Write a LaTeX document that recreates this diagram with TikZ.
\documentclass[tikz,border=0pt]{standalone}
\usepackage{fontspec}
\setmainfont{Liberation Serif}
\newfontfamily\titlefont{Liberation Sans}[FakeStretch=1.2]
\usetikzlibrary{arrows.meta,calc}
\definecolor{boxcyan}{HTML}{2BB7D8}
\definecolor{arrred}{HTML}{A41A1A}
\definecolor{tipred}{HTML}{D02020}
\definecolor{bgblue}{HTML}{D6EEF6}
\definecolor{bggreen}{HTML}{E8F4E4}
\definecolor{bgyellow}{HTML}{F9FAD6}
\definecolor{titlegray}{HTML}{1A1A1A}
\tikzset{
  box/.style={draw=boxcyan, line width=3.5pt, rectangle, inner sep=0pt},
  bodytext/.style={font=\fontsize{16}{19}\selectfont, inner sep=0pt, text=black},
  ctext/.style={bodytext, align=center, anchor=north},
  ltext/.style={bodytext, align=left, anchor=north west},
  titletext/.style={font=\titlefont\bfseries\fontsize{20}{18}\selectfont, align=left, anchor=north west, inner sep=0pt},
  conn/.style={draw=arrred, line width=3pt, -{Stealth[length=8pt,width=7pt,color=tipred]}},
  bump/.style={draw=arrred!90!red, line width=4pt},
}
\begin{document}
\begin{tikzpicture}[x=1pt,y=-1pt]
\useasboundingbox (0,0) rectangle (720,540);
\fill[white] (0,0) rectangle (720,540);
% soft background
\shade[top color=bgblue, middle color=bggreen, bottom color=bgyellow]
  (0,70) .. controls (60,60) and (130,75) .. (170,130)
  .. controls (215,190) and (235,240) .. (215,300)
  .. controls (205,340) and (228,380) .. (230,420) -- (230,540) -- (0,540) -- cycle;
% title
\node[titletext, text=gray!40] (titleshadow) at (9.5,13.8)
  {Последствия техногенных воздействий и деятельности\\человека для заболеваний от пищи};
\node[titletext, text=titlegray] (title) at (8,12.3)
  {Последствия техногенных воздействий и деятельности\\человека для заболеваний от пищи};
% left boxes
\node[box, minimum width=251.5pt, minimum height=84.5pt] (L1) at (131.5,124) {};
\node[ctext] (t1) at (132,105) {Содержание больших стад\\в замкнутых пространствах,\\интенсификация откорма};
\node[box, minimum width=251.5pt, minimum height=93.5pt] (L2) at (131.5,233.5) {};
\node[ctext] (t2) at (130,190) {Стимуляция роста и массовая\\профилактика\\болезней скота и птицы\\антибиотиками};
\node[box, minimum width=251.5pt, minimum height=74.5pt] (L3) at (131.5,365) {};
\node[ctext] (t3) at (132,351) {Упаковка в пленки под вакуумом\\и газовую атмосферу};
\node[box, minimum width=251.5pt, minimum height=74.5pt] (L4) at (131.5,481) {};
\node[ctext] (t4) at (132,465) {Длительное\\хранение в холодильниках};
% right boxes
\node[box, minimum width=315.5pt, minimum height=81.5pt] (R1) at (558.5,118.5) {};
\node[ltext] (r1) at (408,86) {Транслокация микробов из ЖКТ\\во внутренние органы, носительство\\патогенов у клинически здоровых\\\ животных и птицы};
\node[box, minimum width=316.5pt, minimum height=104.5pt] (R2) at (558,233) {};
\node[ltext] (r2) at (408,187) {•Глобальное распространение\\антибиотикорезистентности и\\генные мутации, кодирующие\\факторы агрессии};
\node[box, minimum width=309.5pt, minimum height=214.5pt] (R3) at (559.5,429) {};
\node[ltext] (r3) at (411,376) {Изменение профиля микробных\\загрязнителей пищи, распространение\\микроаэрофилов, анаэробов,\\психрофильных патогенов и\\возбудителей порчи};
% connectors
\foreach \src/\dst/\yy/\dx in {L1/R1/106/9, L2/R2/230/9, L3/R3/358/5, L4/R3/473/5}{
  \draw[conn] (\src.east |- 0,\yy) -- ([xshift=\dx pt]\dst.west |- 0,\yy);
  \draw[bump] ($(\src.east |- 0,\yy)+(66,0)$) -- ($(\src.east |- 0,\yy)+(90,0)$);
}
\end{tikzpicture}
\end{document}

* * * * * * * * *

-- THE REQUEST --
Recopy all the lines exactly as they appear.

-- EXERCISE RESULT --
Write a LaTeX document that recreates this diagram with TikZ.
\documentclass[tikz,border=0pt]{standalone}
\usepackage{fontspec}
\setmainfont{Liberation Serif}
\newfontfamily\titlefont{Liberation Sans}[FakeStretch=1.2]
\usetikzlibrary{arrows.meta,calc}
\definecolor{boxcyan}{HTML}{2BB7D8}
\definecolor{arrred}{HTML}{A41A1A}
\definecolor{tipred}{HTML}{D02020}
\definecolor{bgblue}{HTML}{D6EEF6}
\definecolor{bggreen}{HTML}{E8F4E4}
\definecolor{bgyellow}{HTML}{F9FAD6}
\definecolor{titlegray}{HTML}{1A1A1A}
\tikzset{
  box/.style={draw=boxcyan, line width=3.5pt, rectangle, inner sep=0pt},
  bodytext/.style={font=\fontsize{16}{19}\selectfont, inner sep=0pt, text=black},
  ctext/.style={bodytext, align=center, anchor=north},
  ltext/.style={bodytext, align=left, anchor=north west},
  titletext/.style={font=\titlefont\bfseries\fontsize{20}{18}\selectfont, align=left, anchor=north west, inner sep=0pt},
  conn/.style={draw=arrred, line width=3pt, -{Stealth[length=8pt,width=7pt,color=tipred]}},
  bump/.style={draw=arrred!90!red, line width=4pt},
}
\begin{document}
\begin{tikzpicture}[x=1pt,y=-1pt]
\useasboundingbox (0,0) rectangle (720,540);
\fill[white] (0,0) rectangle (720,540);
% soft background
\shade[top color=bgblue, middle color=bggreen, bottom color=bgyellow]
  (0,70) .. controls (60,60) and (130,75) .. (170,130)
  .. controls (215,190) and (235,240) .. (215,300)
  .. controls (205,340) and (228,380) .. (230,420) -- (230,540) -- (0,540) -- cycle;
% title
\node[titletext, text=gray!40] (titleshadow) at (9.5,13.8)
  {Последствия техногенных воздействий и деятельности\\человека для заболеваний от пищи};
\node[titletext, text=titlegray] (title) at (8,12.3)
  {Последствия техногенных воздействий и деятельности\\человека для заболеваний от пищи};
% left boxes
\node[box, minimum width=251.5pt, minimum height=84.5pt] (L1) at (131.5,124) {};
\node[ctext] (t1) at (132,105) {Содержание больших стад\\в замкнутых пространствах,\\интенсификация откорма};
\node[box, minimum width=251.5pt, minimum height=93.5pt] (L2) at (131.5,233.5) {};
\node[ctext] (t2) at (130,190) {Стимуляция роста и массовая\\профилактика\\болезней скота и птицы\\антибиотиками};
\node[box, minimum width=251.5pt, minimum height=74.5pt] (L3) at (131.5,365) {};
\node[ctext] (t3) at (132,351) {Упаковка в пленки под вакуумом\\и газовую атмосферу};
\node[box, minimum width=251.5pt, minimum height=74.5pt] (L4) at (131.5,481) {};
\node[ctext] (t4) at (132,465) {Длительное\\хранение в холодильниках};
% right boxes
\node[box, minimum width=315.5pt, minimum height=81.5pt] (R1) at (558.5,118.5) {};
\node[ltext] (r1) at (408,86) {Транслокация микробов из ЖКТ\\во внутренние органы, носительство\\патогенов у клинически здоровых\\\ животных и птицы};
\node[box, minimum width=316.5pt, minimum height=104.5pt] (R2) at (558,233) {};
\node[ltext] (r2) at (408,187) {•Глобальное распространение\\антибиотикорезистентности и\\генные мутации, кодирующие\\факторы агрессии};
\node[box, minimum width=309.5pt, minimum height=214.5pt] (R3) at (559.5,429) {};
\node[ltext] (r3) at (411,376) {Изменение профиля микробных\\загрязнителей пищи, распространение\\микроаэрофилов, анаэробов,\\психрофильных патогенов и\\возбудителей порчи};
% connectors
\foreach \src/\dst/\yy/\dx in {L1/R1/106/9, L2/R2/230/9, L3/R3/358/5, L4/R3/473/5}{
  \draw[conn] (\src.east |- 0,\yy) -- ([xshift=\dx pt]\dst.west |- 0,\yy);
  \draw[bump] ($(\src.east |- 0,\yy)+(66,0)$) -- ($(\src.east |- 0,\yy)+(90,0)$);
}
\end{tikzpicture}
\end{document}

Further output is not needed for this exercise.